Performing these substitutions, our equation becomes:
$$x^2 + y^2 = 2y$$
This is the equation expressed in rectangular coordinates.

**step5** Rearranging to Standard Form for Graphing

To understand the shape of the graph, it's helpful to rearrange the equation $$x^2 + y^2 = 2y$$ into a standard form that we recognize. This looks like the equation of a circle.
First, move all terms involving $$x$$ and $$y$$ to one side, setting the equation equal to zero:
$$x^2 + y^2 - 2y = 0$$
To find the center and radius of the circle, we complete the square for the $$y$$ terms. For the expression $$(y^2 - 2y)$$, we take half of the coefficient of $$y$$ (which is -2), square it, and add it to both sides of the equation.
Half of -2 is -1. Squaring -1 gives $$(-1)^2 = 1$$.
Add 1 to both sides:
$$x^2 + (y^2 - 2y + 1) = 0 + 1$$
The expression $$(y^2 - 2y + 1)$$ is a perfect square trinomial, which can be factored as $$(y-1)^2$$.
So, the equation in standard form is:
$$x^2 + (y-1)^2 = 1$$

**step6** Identifying the Graph

The equation $$x^2 + (y-1)^2 = 1$$ matches the standard form of a circle's equation, which is $$(x-h)^2 + (y-k)^2 = R^2$$. In this form, $$(h, k)$$ represents the coordinates of the center of the circle, and $$R$$ represents its radius.
By comparing our equation $$x^2 + (y-1)^2 = 1$$ with the standard form:
We can see that $$h = 0$$ (since $$x^2$$ is the same as $$(x-0)^2$$).
We can see that $$k = 1$$ (since we have $$(y-1)^2$$).
We can see that $$R^2 = 1$$, which means the radius $$R = \sqrt{1} = 1$$.
Therefore, the graph of the equation $$r=2 \sin \theta$$ is a circle centered at the point $$(0, 1)$$ with a radius of $$1$$.

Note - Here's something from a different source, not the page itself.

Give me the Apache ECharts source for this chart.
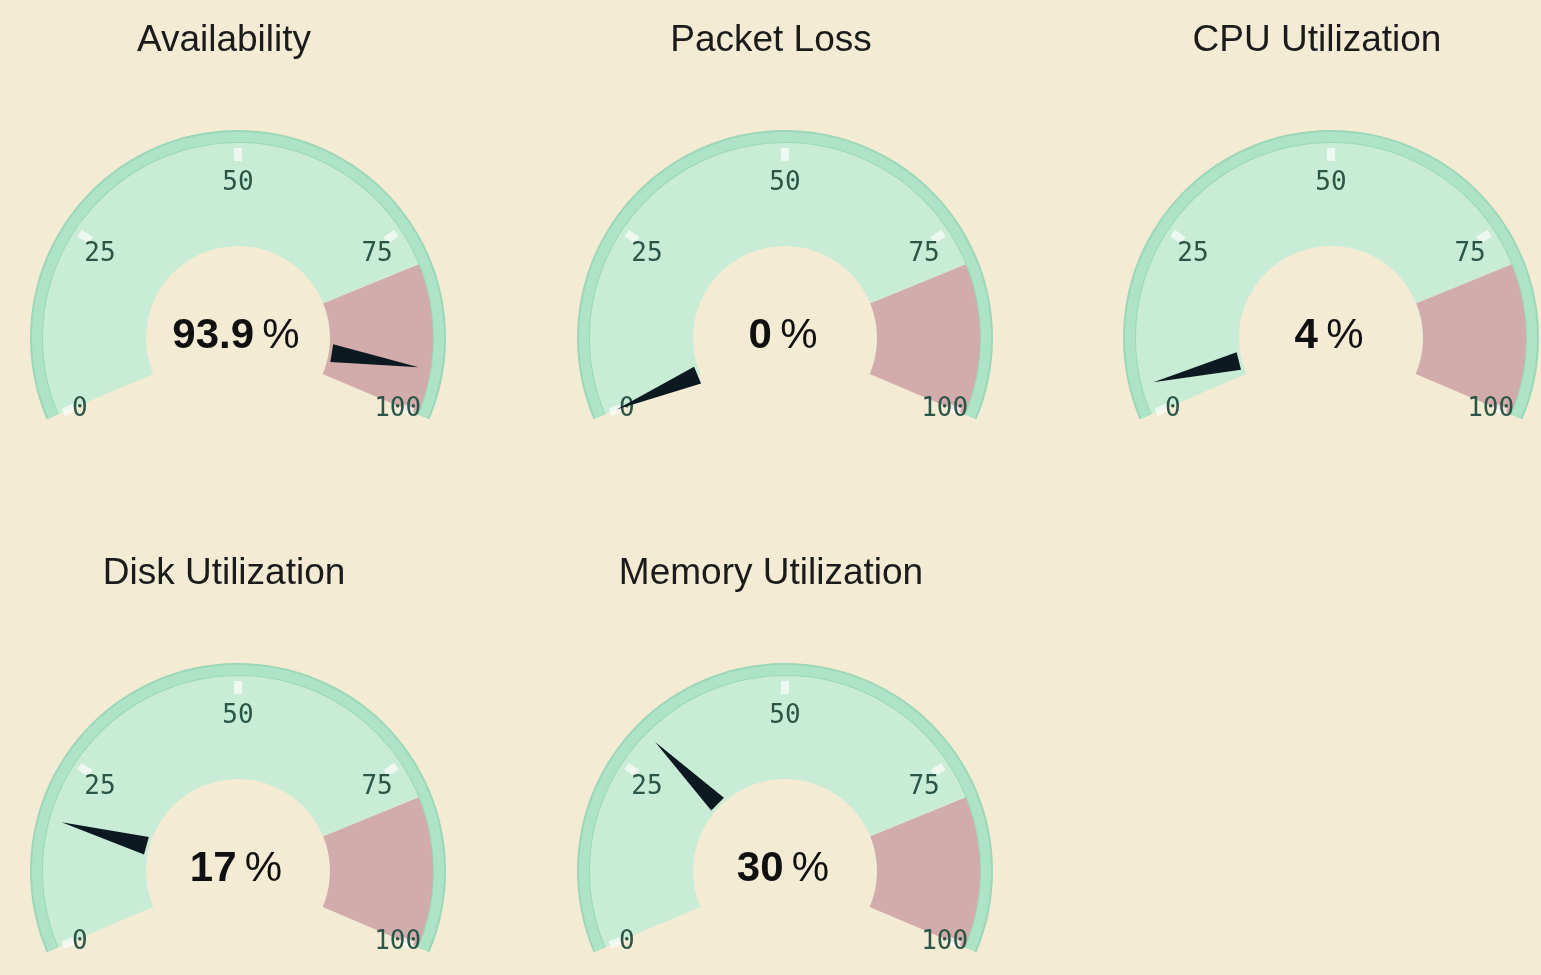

**step7** Sketching the Graph

To sketch the graph of the circle:
1. Draw a Cartesian coordinate system with an x-axis and a y-axis.
2. Locate the center of the circle at the point $$(0, 1)$$. This point is on the positive y-axis, one unit up from the origin.
3. Since the radius is 1, mark points that are 1 unit away from the center in the cardinal directions:
* 1 unit to the right of $$(0, 1)$$ is $$(1, 1)$$.
* 1 unit to the left of $$(0, 1)$$ is $$(-1, 1)$$.
* 1 unit up from $$(0, 1)$$ is $$(0, 2)$$.
* 1 unit down from $$(0, 1)$$ is $$(0, 0)$$ (the origin).
4. Draw a smooth, round curve that passes through these four points. This curve will form the circle. The circle will touch the x-axis at the origin and the y-axis at the points $$(0,0)$$ and $$(0,2)$$.